Following some bribery scandals with the International Olympic Committee, however, UPS decided to discontinue its Olympic sponsorship for a few years. With Beijing in 2008, the company decided to get back in, not as a global partner, but as a local sponsor. That meant UPS had branding rights with its logo and the Olympic logo only in China.
UPS provided logistical support for the 2008 Olympics free of charge, in an attempt to increase its brand awareness in China. The strategy worked. Prior to the Olympics, Adalberth said surveys indicated UPS had only 13 percent brand awareness in the country. After the Olympics, that figure had risen to 45 percent.
“We felt like that was a good investment by being the Olympic sponsor,” Adalberth said. “We did a nice job, and we enjoyed it.”
As preparations were underway for the Olympics in London, LOCOG contacted UPS about providing similar services in 2012. UPS agreed.
But providing such services free of charge, or “in kind,” is a costly venture, and UPS decided it wanted to use the Olympics in London not only to improve brand awareness, but also gain additional revenues. That’s where Adalberth comes in.

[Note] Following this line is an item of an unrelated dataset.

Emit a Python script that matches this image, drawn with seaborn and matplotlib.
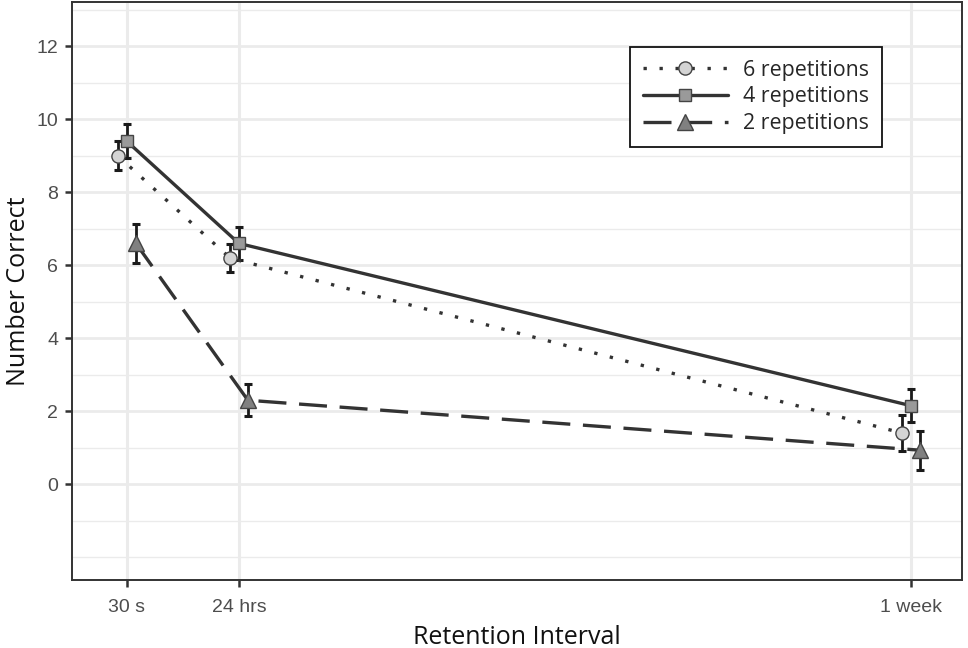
import matplotlib
matplotlib.use("Agg")
from matplotlib import pyplot as plt
import numpy as np
import pandas as pd
import seaborn as sns

# retention interval in days (30 s ~ 0, 24 hrs = 1, 1 week = 7)
interval_days = [0, 1, 7]
interval_labels = ["30 s", "24 hrs", "1 week"]

groups = ["6 repetitions", "4 repetitions", "2 repetitions"]
mean_6 = [9.0, 6.2, 1.4]
mean_4 = [9.4, 6.6, 2.15]
mean_2 = [6.6, 2.3, 0.93]
err_6 = [0.40, 0.38, 0.50]
err_4 = [0.47, 0.45, 0.45]
err_2 = [0.53, 0.44, 0.54]

rows = []
for g, m, e in zip(groups, [mean_6, mean_4, mean_2], [err_6, err_4, err_2]):
    for d, mv, ev in zip(interval_days, m, e):
        rows.append({"group": g, "days": d, "correct": mv, "err": ev})
df = pd.DataFrame(rows)

sns.set_style("whitegrid")
plt.rcParams["font.family"] = ["Open Sans", "DejaVu Sans"]

fig = plt.figure(figsize=(9.68, 6.48), dpi=100)
ax = fig.add_axes([0.0744, 0.1049, 0.9194, 0.892])

dodge = {"6 repetitions": -0.08, "4 repetitions": 0.0, "2 repetitions": 0.08}
styles = {
    "6 repetitions": dict(linestyle=(0, (1, 3.8)), marker="o", markerfacecolor="#d4d4d4", markersize=9.5),
    "4 repetitions": dict(linestyle="-", marker="s", markerfacecolor="#9a9a9a", markersize=9),
    "2 repetitions": dict(linestyle=(0, (8.4, 3.8)), marker="^", markerfacecolor="#808080", markersize=11.5),
}
line_col = "#333333"

for g in groups:
    sub = df[df.group == g]
    xs = sub.days + dodge[g]
    ax.errorbar(xs, sub.correct, yerr=sub.err, fmt="none", ecolor="#1a1a1a",
                elinewidth=2.0, capsize=2.9, capthick=2.2, zorder=3)
    sns.lineplot(x=xs, y=sub.correct, ax=ax, color=line_col, linewidth=2.4,
                 markeredgecolor="#444444", markeredgewidth=1.0, label=g,
                 zorder=4, **styles[g])

ax.set_xlim(-0.49, 7.455)
ax.set_ylim(-2.63, 13.22)
ax.set_xticks(interval_days)
ax.set_xticklabels(interval_labels)
ax.set_yticks(range(0, 13, 2))
ax.set_yticks([-2, -1, 1, 3, 5, 7, 9, 11, 13], minor=True)

ax.grid(False)
ax.grid(which="major", axis="y", color="#ebebeb", linewidth=2.0)
ax.grid(which="minor", axis="y", color="#ebebeb", linewidth=1.0)
ax.grid(which="major", axis="x", color="#ebebeb", linewidth=2.2)
ax.set_axisbelow(True)

for s in ax.spines.values():
    s.set_color("#333333")
    s.set_linewidth(1.4)

ax.tick_params(which="major", length=5, width=1.8, color="#333333",
               labelsize=14, labelcolor="#4d4d4d", left=True, bottom=True, pad=5)
ax.tick_params(axis="x", which="major", pad=9)
ax.tick_params(which="minor", length=0)
for lab in ax.get_xticklabels() + ax.get_yticklabels():
    lab.set_family(["Liberation Sans", "DejaVu Sans"])

ax.set_xlabel("Retention Interval", fontsize=18, color="#111111", labelpad=6)
ax.set_ylabel("Number Correct", fontsize=18, color="#111111", labelpad=4)

leg = ax.legend(loc="upper right", bbox_to_anchor=(0.91, 0.922), borderaxespad=0,
                fontsize=15.4, handlelength=4.0, handletextpad=0.7, frameon=True,
                fancybox=False, borderpad=0.6, labelspacing=0.26)
leg.get_frame().set_edgecolor("#111111")
leg.get_frame().set_linewidth(1.3)
leg.get_frame().set_alpha(1)

fig.savefig("out.png", dpi=100)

“My role is to get a return on investment,” he said. “It’s as simple as that. My goal, my specific measureable objective, is to gain additional revenues from existing clients and from new clients due to our Olympic sponsorship.”
Adalberth networks with about 50 other Olympic sponsors in the UK, along with various other organizations that need to ship goods, such as broadcasting companies and 205 national Olympic committees. He signed up Ralph Lauren, who designed the uniforms for U.S. athletes and used UPS to ship those uniforms to London.
Appointed in November 2009 to his position, Adalberth is a one-man show in London. Though UPS has about 1,100 employees there for the Olympics, none of them reports directly to Adalberth. But he does have access to UPS’ entire sales force worldwide as he works to increase the company’s revenues.
His days are spent on conference calls with sales people or customers worldwide. He hosts dinners for customers when they’re in London, or meets them at logistics forums that UPS holds, where customers can come and listen to various speakers.
“It’s a wonderful assignment,” Adalberth said. “What I enjoy most about it is networking and the people that you meet. I’ve been able to network with so many interesting companies, organizations, interesting people. I’ve learned a lot about how an Olympic Games are organized.”
Originally from Sweden, Adalberth came to Covington, Tenn., during high school as an exchange student. While in Covington, he drew the attention of 51, which offered him a tennis scholarship. Adalberth accepted the offer and became an All-American in tennis at Union while majoring in economics and finance.
His time at Union made a permanent impact.
“The environment at the university taught me to be disciplined and focused,” Adalberth said. “I was playing tennis at the same time as I was studying. If you want to get A’s and play tennis a lot, there’s only 24 hours a day. It caused me to be focused, to be disciplined, and achieve the goals.”
He credits Howard Newell and Walton Padelford, his economics and business professors, with preparing him well academically. But most importantly, Union left a lasting spiritual legacy with Adalberth.
“I became a born-again Christian,” he said. “I got salvation through Jesus Christ, and I experienced that my first year at Union.”
The winner of the Tigrett Award, given to an outstanding member of the senior class, in 1987, Adalberth went on to get a Master of Business Administration degree at Vanderbilt University.
Adalberth has been with UPS for 22 years in a variety of roles in five different countries. As his work in London draws to a close in the weeks ahead, he’s unsure what his next assignment with the company will be. He could do something similar in Rio de Janeiro, Brazil, for the 2016 Olympics, or he could be involved with the integration process of a European company called TNT that UPS recently purchased.
“I think I’ve got the best job in the world,” Adalberth said. “It can’t be better.”